All were equally tragic, but it was the latter that symbolically ended both the dreams of a second coming of Camelot in the White House as well as what many saw as the last great hope of a decent and idealistic voice for the 1960s and the generation that roiled the status quo establishment.
While watching "Bobby," writer/director Emilio Estevez's long-gestated drama about that sad day, you can't help but get the sense of just that. Yet, rather than having an actor portray the political icon, the filmmaker has gone "The Queen" route by using archival footage of the real man (just as that film did with Princess Di), both on that day when he was en route to winning the California democratic primary as well as from other periods of his life and campaign.
The rest -- which makes up the vast majority of the film -- is what can be best called (the now late) Robert Altman meeting some all-star disaster film from the 1970s. The first is due to the large number of characters and their overlapping storylines, while the latter comes from the feel that we're being introduced to their one-note stories before the big event occurs and affects all of them.
Instead of an earthquake, burning high-rise, or boat upset by some tidal wave, however, it's Sirhan Sirhan suddenly opening fire on RFK in the kitchen of the now demolished Ambassador Hotel (the film was shot there before its demise). That moment is certainly riveting, even when we know it's coming -- much like the events in "United 93" -- and Estevez prefaces it with Simon & Garfunkle's "Sounds of Silence, followed by one of Kennedy's most riveting speeches that's as timely today as it was nearly forty years ago.

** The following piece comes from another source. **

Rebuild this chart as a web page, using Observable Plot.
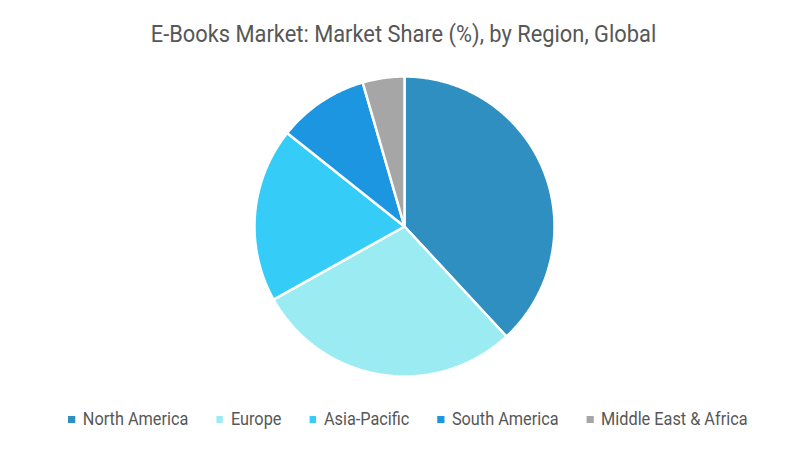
<!DOCTYPE html>
<html><head><meta charset="utf-8">
<script src="https://cdn.jsdelivr.net/npm/d3@7"></script>
<script src="https://cdn.jsdelivr.net/npm/@observablehq/plot@0.6"></script>
<style>
body{margin:0;background:#fff;}
#wrap{position:relative;width:807px;height:450px;overflow:hidden;font-family:Roboto,"Noto Sans",sans-serif;color:#575757;}
#title{position:absolute;left:0;top:22px;width:807px;text-align:center;font-size:24px;line-height:24px;transform:scaleX(.91);transform-origin:403.5px 0;white-space:nowrap;}
#chart{position:absolute;left:0;top:0;}
#legend{position:absolute;left:4px;top:410px;width:807px;display:flex;justify-content:center;font-size:18px;line-height:18px;transform:scaleX(.905);transform-origin:407px 0;white-space:nowrap;}
.item{display:flex;align-items:center;margin:0 15.4px;}
.sw{width:7.7px;height:7px;margin-right:8.5px;}
</style></head>
<body>
<div id="wrap">
  <div id="chart"></div>
  <div id="title">E-Books Market: Market Share (%), by Region, Global</div>
  <div id="legend"></div>
</div>
<script>
const regions = ["North America", "Europe", "Asia-Pacific", "South America", "Middle East & Africa"];
const shares = [38.1, 28.8, 18.8, 9.8, 4.5];
const colors = ["#2e8fc0", "#9aebf2", "#35cdf7", "#1c96e0", "#a6a6a6"];

const rows = regions.map((r, i) => ({region: r, share: shares[i]}));
const arcs = d3.pie().sort(null).value(d => d.share)(rows);
const pts = [];
for (const a of arcs) {
  const reg = a.data.region;
  pts.push({region: reg, x: 0, y: 0});
  const n = Math.max(2, Math.ceil((a.endAngle - a.startAngle) / (Math.PI / 360)));
  for (let k = 0; k <= n; k++) {
    const t = a.startAngle + (a.endAngle - a.startAngle) * k / n;
    pts.push({region: reg, x: Math.sin(t), y: Math.cos(t)});
  }
  pts.push({region: reg, x: 0, y: 0});
}

const chart = Plot.plot({
  width: 807, height: 450,
  marginLeft: 254, marginRight: 253, marginTop: 76, marginBottom: 74,
  x: {domain: [-1, 1], axis: null},
  y: {domain: [-1, 1], axis: null},
  color: {domain: regions, range: colors},
  marks: [
    Plot.line(pts, {x: "x", y: "y", z: "region", fill: "region", stroke: "white", strokeWidth: 2.5, strokeLinejoin: "round"})
  ]
});
document.getElementById("chart").appendChild(chart);

const cs = chart.scale("color");
const leg = d3.select("#legend");
cs.domain.forEach((r) => {
  const it = leg.append("div").attr("class", "item");
  it.append("div").attr("class", "sw").style("background", cs.apply(r));
  it.append("span").text(r);
});
</script>
</body></html>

It's a powerful conclusion to an otherwise mediocre film filled with far too many characters and subplots that collectively serve to rob any and all of them of the chance to develop and/or stand out from the bunch. It isn't hard to see that the filmmaker is striving to portray a microcosm of the era through all of them. Even so, each such moment never really turns into a full-fledged story (unlike what did occur in the less populated "Babel").
There's the storyline about racism faced by the Mexican immigrant characters played by Freddy Rodriguez and Jacob Vargas at the hands of their supervisor (Christian Slater) who's trying his best to "keep the man down." Lindsay Lohan and Elijah Wood appear in another about young couples marrying just to keep the grooms from having to serve in Vietnam (if married, the farthest they went was Germany). There are also bits about affairs, the detrimental effects of middle-age on women, how men react to feeling useless and antsy due to retirement, drug experimentation, and, of course, 1960s era politics.
Estevez tries to balance all of that with the events leading up to RFK's arrival at the hotel and the subsequent tragedy, but there's simply too much material and not enough time to devote to all of it. That said, the all-star cast generally deliver decent performances (some better, more engaging and interesting than the others). And they certainly keep one interested, mainly in wondering who will show up next as well as how Estevez (not exactly an A-lister) managed to get all of them to appear (reportedly just for scale pay) in his film (the fact that his dad, Martin Sheen who also plays a character in the film, is politically active might have had something to do with it).
It's just too bad that all of those characters and their various stories don't possess the same emotional punch and impact as the doomed politician's passionate, end of the film speech (in voice-over) that helps make the rest feel more substantial than it really is. "Bobby" rates as a 5.5 out of 10.